[Dataset extract]

START

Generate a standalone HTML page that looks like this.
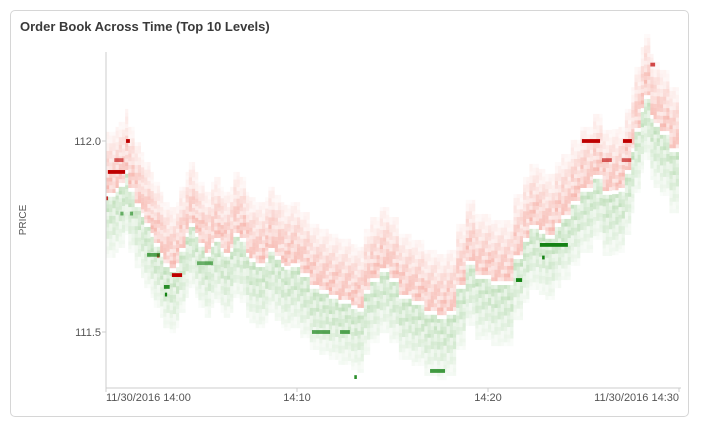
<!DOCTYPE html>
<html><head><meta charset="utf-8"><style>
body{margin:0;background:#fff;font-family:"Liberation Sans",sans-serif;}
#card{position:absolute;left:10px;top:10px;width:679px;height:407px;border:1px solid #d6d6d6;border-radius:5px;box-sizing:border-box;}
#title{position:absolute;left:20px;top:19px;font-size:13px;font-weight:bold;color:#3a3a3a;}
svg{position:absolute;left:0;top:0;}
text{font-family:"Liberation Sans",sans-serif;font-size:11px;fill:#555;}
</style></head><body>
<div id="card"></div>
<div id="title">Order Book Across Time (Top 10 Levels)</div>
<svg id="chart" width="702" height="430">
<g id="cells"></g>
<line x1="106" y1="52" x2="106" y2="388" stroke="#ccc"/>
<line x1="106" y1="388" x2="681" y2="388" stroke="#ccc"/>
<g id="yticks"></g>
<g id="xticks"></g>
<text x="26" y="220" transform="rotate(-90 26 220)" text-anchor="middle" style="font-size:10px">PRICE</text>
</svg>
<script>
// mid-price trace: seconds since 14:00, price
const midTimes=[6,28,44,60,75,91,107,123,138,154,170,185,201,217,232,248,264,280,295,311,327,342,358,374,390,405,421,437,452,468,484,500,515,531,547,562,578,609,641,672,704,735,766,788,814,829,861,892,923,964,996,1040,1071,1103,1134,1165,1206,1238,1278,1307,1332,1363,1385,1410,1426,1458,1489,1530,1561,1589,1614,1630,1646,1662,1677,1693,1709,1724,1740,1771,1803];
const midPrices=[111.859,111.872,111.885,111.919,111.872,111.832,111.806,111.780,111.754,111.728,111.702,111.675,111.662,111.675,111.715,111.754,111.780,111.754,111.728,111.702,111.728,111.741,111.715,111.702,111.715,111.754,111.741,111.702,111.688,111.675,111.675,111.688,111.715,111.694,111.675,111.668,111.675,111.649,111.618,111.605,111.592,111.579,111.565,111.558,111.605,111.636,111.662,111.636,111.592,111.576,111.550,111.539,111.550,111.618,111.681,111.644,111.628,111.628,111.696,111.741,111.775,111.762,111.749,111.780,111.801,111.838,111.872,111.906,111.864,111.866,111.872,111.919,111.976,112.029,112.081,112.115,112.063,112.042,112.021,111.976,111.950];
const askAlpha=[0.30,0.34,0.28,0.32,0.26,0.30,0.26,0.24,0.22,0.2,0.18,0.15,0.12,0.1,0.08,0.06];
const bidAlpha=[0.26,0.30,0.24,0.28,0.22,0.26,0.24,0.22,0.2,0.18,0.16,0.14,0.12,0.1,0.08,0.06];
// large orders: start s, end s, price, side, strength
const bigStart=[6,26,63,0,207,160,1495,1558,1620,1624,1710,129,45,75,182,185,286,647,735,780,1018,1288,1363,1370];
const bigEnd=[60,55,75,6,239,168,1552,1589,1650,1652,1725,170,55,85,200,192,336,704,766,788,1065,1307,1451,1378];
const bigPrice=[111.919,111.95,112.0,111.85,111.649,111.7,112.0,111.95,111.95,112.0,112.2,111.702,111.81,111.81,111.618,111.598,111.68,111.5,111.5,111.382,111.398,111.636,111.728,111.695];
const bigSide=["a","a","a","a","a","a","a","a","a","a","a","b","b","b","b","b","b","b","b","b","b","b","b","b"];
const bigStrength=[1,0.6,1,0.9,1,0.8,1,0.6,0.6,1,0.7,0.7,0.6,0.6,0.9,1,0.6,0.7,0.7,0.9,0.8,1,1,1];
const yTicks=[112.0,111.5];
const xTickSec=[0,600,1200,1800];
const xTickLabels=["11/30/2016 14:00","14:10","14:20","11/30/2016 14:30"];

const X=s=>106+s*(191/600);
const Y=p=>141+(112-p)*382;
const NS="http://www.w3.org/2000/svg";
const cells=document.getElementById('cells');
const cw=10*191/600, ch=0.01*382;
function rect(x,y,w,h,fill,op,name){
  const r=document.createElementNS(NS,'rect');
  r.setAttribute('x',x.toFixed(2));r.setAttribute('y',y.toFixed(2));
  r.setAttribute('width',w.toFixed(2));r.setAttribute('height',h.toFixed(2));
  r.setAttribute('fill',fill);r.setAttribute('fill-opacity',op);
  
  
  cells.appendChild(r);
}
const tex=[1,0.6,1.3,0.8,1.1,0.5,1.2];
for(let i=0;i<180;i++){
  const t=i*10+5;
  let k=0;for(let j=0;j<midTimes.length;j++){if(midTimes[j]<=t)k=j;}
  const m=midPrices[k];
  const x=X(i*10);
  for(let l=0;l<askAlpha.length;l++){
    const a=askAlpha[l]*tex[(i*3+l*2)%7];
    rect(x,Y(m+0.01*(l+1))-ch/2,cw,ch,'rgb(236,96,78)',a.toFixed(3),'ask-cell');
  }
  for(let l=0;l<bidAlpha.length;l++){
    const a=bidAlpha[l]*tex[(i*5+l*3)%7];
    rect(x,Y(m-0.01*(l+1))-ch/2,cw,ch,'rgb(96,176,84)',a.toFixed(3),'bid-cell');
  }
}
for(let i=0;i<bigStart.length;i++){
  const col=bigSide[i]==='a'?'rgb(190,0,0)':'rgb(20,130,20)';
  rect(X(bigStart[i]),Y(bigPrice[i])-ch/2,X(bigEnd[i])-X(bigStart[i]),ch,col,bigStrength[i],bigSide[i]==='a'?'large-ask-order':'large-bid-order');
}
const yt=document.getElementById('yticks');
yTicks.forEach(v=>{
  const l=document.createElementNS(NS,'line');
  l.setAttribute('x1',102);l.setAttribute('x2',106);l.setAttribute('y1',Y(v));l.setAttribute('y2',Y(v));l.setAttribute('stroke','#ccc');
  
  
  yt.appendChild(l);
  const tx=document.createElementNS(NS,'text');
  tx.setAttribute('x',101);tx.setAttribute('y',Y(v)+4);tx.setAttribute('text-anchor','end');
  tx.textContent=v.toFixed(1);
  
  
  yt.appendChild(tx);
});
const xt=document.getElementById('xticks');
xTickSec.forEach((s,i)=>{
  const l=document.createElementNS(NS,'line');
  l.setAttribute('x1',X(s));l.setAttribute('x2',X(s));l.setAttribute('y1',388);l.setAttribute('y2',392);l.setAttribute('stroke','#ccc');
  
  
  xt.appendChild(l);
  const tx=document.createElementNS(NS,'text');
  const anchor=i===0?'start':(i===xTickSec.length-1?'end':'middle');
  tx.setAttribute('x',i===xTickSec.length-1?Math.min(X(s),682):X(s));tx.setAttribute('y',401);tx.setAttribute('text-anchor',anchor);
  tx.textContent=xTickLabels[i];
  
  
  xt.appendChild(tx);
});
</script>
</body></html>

END

[What to produce] All of the data above should be transcribed verbatim, with pictures omitted.

[Full solution]
Generate a standalone HTML page that looks like this.
<!DOCTYPE html>
<html><head><meta charset="utf-8"><style>
body{margin:0;background:#fff;font-family:"Liberation Sans",sans-serif;}
#card{position:absolute;left:10px;top:10px;width:679px;height:407px;border:1px solid #d6d6d6;border-radius:5px;box-sizing:border-box;}
#title{position:absolute;left:20px;top:19px;font-size:13px;font-weight:bold;color:#3a3a3a;}
svg{position:absolute;left:0;top:0;}
text{font-family:"Liberation Sans",sans-serif;font-size:11px;fill:#555;}
</style></head><body>
<div id="card"></div>
<div id="title">Order Book Across Time (Top 10 Levels)</div>
<svg id="chart" width="702" height="430">
<g id="cells"></g>
<line x1="106" y1="52" x2="106" y2="388" stroke="#ccc"/>
<line x1="106" y1="388" x2="681" y2="388" stroke="#ccc"/>
<g id="yticks"></g>
<g id="xticks"></g>
<text x="26" y="220" transform="rotate(-90 26 220)" text-anchor="middle" style="font-size:10px">PRICE</text>
</svg>
<script>
// mid-price trace: seconds since 14:00, price
const midTimes=[6,28,44,60,75,91,107,123,138,154,170,185,201,217,232,248,264,280,295,311,327,342,358,374,390,405,421,437,452,468,484,500,515,531,547,562,578,609,641,672,704,735,766,788,814,829,861,892,923,964,996,1040,1071,1103,1134,1165,1206,1238,1278,1307,1332,1363,1385,1410,1426,1458,1489,1530,1561,1589,1614,1630,1646,1662,1677,1693,1709,1724,1740,1771,1803];
const midPrices=[111.859,111.872,111.885,111.919,111.872,111.832,111.806,111.780,111.754,111.728,111.702,111.675,111.662,111.675,111.715,111.754,111.780,111.754,111.728,111.702,111.728,111.741,111.715,111.702,111.715,111.754,111.741,111.702,111.688,111.675,111.675,111.688,111.715,111.694,111.675,111.668,111.675,111.649,111.618,111.605,111.592,111.579,111.565,111.558,111.605,111.636,111.662,111.636,111.592,111.576,111.550,111.539,111.550,111.618,111.681,111.644,111.628,111.628,111.696,111.741,111.775,111.762,111.749,111.780,111.801,111.838,111.872,111.906,111.864,111.866,111.872,111.919,111.976,112.029,112.081,112.115,112.063,112.042,112.021,111.976,111.950];
const askAlpha=[0.30,0.34,0.28,0.32,0.26,0.30,0.26,0.24,0.22,0.2,0.18,0.15,0.12,0.1,0.08,0.06];
const bidAlpha=[0.26,0.30,0.24,0.28,0.22,0.26,0.24,0.22,0.2,0.18,0.16,0.14,0.12,0.1,0.08,0.06];
// large orders: start s, end s, price, side, strength
const bigStart=[6,26,63,0,207,160,1495,1558,1620,1624,1710,129,45,75,182,185,286,647,735,780,1018,1288,1363,1370];
const bigEnd=[60,55,75,6,239,168,1552,1589,1650,1652,1725,170,55,85,200,192,336,704,766,788,1065,1307,1451,1378];
const bigPrice=[111.919,111.95,112.0,111.85,111.649,111.7,112.0,111.95,111.95,112.0,112.2,111.702,111.81,111.81,111.618,111.598,111.68,111.5,111.5,111.382,111.398,111.636,111.728,111.695];
const bigSide=["a","a","a","a","a","a","a","a","a","a","a","b","b","b","b","b","b","b","b","b","b","b","b","b"];
const bigStrength=[1,0.6,1,0.9,1,0.8,1,0.6,0.6,1,0.7,0.7,0.6,0.6,0.9,1,0.6,0.7,0.7,0.9,0.8,1,1,1];
const yTicks=[112.0,111.5];
const xTickSec=[0,600,1200,1800];
const xTickLabels=["11/30/2016 14:00","14:10","14:20","11/30/2016 14:30"];

const X=s=>106+s*(191/600);
const Y=p=>141+(112-p)*382;
const NS="http://www.w3.org/2000/svg";
const cells=document.getElementById('cells');
const cw=10*191/600, ch=0.01*382;
function rect(x,y,w,h,fill,op,name){
  const r=document.createElementNS(NS,'rect');
  r.setAttribute('x',x.toFixed(2));r.setAttribute('y',y.toFixed(2));
  r.setAttribute('width',w.toFixed(2));r.setAttribute('height',h.toFixed(2));
  r.setAttribute('fill',fill);r.setAttribute('fill-opacity',op);
  
  
  cells.appendChild(r);
}
const tex=[1,0.6,1.3,0.8,1.1,0.5,1.2];
for(let i=0;i<180;i++){
  const t=i*10+5;
  let k=0;for(let j=0;j<midTimes.length;j++){if(midTimes[j]<=t)k=j;}
  const m=midPrices[k];
  const x=X(i*10);
  for(let l=0;l<askAlpha.length;l++){
    const a=askAlpha[l]*tex[(i*3+l*2)%7];
    rect(x,Y(m+0.01*(l+1))-ch/2,cw,ch,'rgb(236,96,78)',a.toFixed(3),'ask-cell');
  }
  for(let l=0;l<bidAlpha.length;l++){
    const a=bidAlpha[l]*tex[(i*5+l*3)%7];
    rect(x,Y(m-0.01*(l+1))-ch/2,cw,ch,'rgb(96,176,84)',a.toFixed(3),'bid-cell');
  }
}
for(let i=0;i<bigStart.length;i++){
  const col=bigSide[i]==='a'?'rgb(190,0,0)':'rgb(20,130,20)';
  rect(X(bigStart[i]),Y(bigPrice[i])-ch/2,X(bigEnd[i])-X(bigStart[i]),ch,col,bigStrength[i],bigSide[i]==='a'?'large-ask-order':'large-bid-order');
}
const yt=document.getElementById('yticks');
yTicks.forEach(v=>{
  const l=document.createElementNS(NS,'line');
  l.setAttribute('x1',102);l.setAttribute('x2',106);l.setAttribute('y1',Y(v));l.setAttribute('y2',Y(v));l.setAttribute('stroke','#ccc');
  
  
  yt.appendChild(l);
  const tx=document.createElementNS(NS,'text');
  tx.setAttribute('x',101);tx.setAttribute('y',Y(v)+4);tx.setAttribute('text-anchor','end');
  tx.textContent=v.toFixed(1);
  
  
  yt.appendChild(tx);
});
const xt=document.getElementById('xticks');
xTickSec.forEach((s,i)=>{
  const l=document.createElementNS(NS,'line');
  l.setAttribute('x1',X(s));l.setAttribute('x2',X(s));l.setAttribute('y1',388);l.setAttribute('y2',392);l.setAttribute('stroke','#ccc');
  
  
  xt.appendChild(l);
  const tx=document.createElementNS(NS,'text');
  const anchor=i===0?'start':(i===xTickSec.length-1?'end':'middle');
  tx.setAttribute('x',i===xTickSec.length-1?Math.min(X(s),682):X(s));tx.setAttribute('y',401);tx.setAttribute('text-anchor',anchor);
  tx.textContent=xTickLabels[i];
  
  
  xt.appendChild(tx);
});
</script>
</body></html>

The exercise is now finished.